Quick Start for Schema Management on Confluent Cloud¶
You can use Confluent Cloud Schema Registry to manage schemas in Confluent Cloud. You enable a single Schema Registry per Confluent Cloud environment. Schema Registry is accessed over port 443.
You can create and edit schemas in a schema editor and associate them with Kafka topics.
This quick start does not cover all the capabilities of Schema Registry, but rather is an introduction. For a complete guide, see Manage Schemas in Confluent Cloud.
Important
- Your VPC must be able to communicate with the Confluent Cloud Schema Registry public internet endpoint. For more information, see Use Confluent Cloud Schema Registry to connect to a Public Endpoint in a Private Networking Environment.
- This quick start assumes that you have completed Quick Start for Confluent Cloud, including installing and using the Confluent CLI.
- This quick start requires that you use both the Confluent Cloud Console and the Confluent CLI.
Sign in to the Cloud Console¶
Log in to Confluent Cloud at https://confluent.cloud.
Add a cloud environment¶
Select Environments on the left panel, choose Add cloud environment, provide an environment name in the dialog, and click Create.
Choose a Stream Governance package to enable Schema Registry, Stream Catalog, and Stream Lineage, either upgrade to Advanced or accept the Essentials package:
- Upgrade to Stream Governance Advanced starting at $1/hour
- Now, continue with Stream Governance Essentials for free
When you add a new environment, Confluent Cloud provides you with Stream Governance package options. Stream Governance Essentials and Advanced packages are available in all Confluent Cloud regions.
- Essentials: Starting at $0 cost per hour, provides the fundamentals for getting started; including Schema Registry with 100 free schemas, stream catalog with auto-technical metadata ingestion, tags metadata, UI, REST API, and most features in stream lineage. (After the first 100 free schemas, pricing is $0.002 per schema per hour on Essentials.)
- Advanced: Starting at $1 per hour, provides enterprise-grade features for mission-critical workloads, including Schema Registry with 20,000 included schemas and a 99.99% uptime SLA, stream catalog with everything in Essentials plus business metadata and GraphQL API, and stream lineage with everything in Essentials plus point in time lineage and searchable lineage graph. The Advanced package also includes support for Data Contracts.
Create a cluster.
The Schema Registry cluster is automatically assigned to the same region as this first Kafka cluster deployed in an environment. This Schema Registry region does not change, it persists regardless of clusters created in other regions or deleted. The Schema Registry region determines where Schema Registry and Stream Catalog services will run, and corresponding metadata is stored.
Create an API Key for Confluent Cloud Schema Registry¶
To use Confluent Cloud Schema Registry for managing Kafka clusters, you need an API key specific to Schema Registry.
Note
- The API key for Confluent Cloud Schema Registry is distinct from the API key you created for Kafka clusters in the same environment, per the Quick Start for Confluent Cloud.

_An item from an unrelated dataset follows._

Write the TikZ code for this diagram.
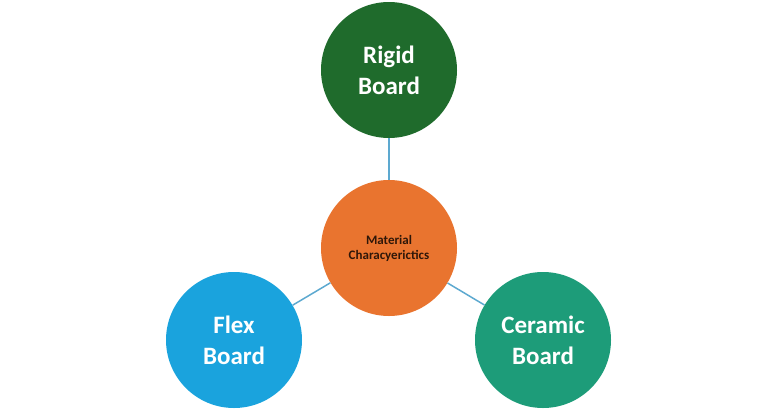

- Confluent Cloud provides one Schema Registry per environment, and each environment can contain multiple Kafka clusters. You need an API key/secret pair for each Kafka cluster and another for the Schema Registry cluster.
In the environment for which you want to set up Schema Registry, find Credentials on the right side panel and click <someNumber> keys to bring up the API credentials dialog. (If you are just getting started, click Add key.)
Click Add key to create a new Schema Registry API key.
When the API Key and API Secret are saved, click the checkbox next to I have saved my API key and secret and am ready to continue, and click Continue.
Your new Schema Registry key is shown on the Schema Registry API access key list.
Schema Registry API Keys for Multi-Tenant Clusters¶
Confluent Cloud supports one Schema Registry per environment. In multi-tenant deployments, one physical Schema Registry per cloud and geographic region hosts many logical schema registries. In these cases, the registries for different Kafka clusters in different environments will have the same URL as the Confluent Cloud Schema Registry. Confluent Cloud uses API keys that are resource scoped for Schema Registry clusters to store schemas and route requests to the appropriate logical clusters.
Tip
To learn more about other environment level schema management options available on the Environment settings page, see Configure and Manage Schemas for an Environment.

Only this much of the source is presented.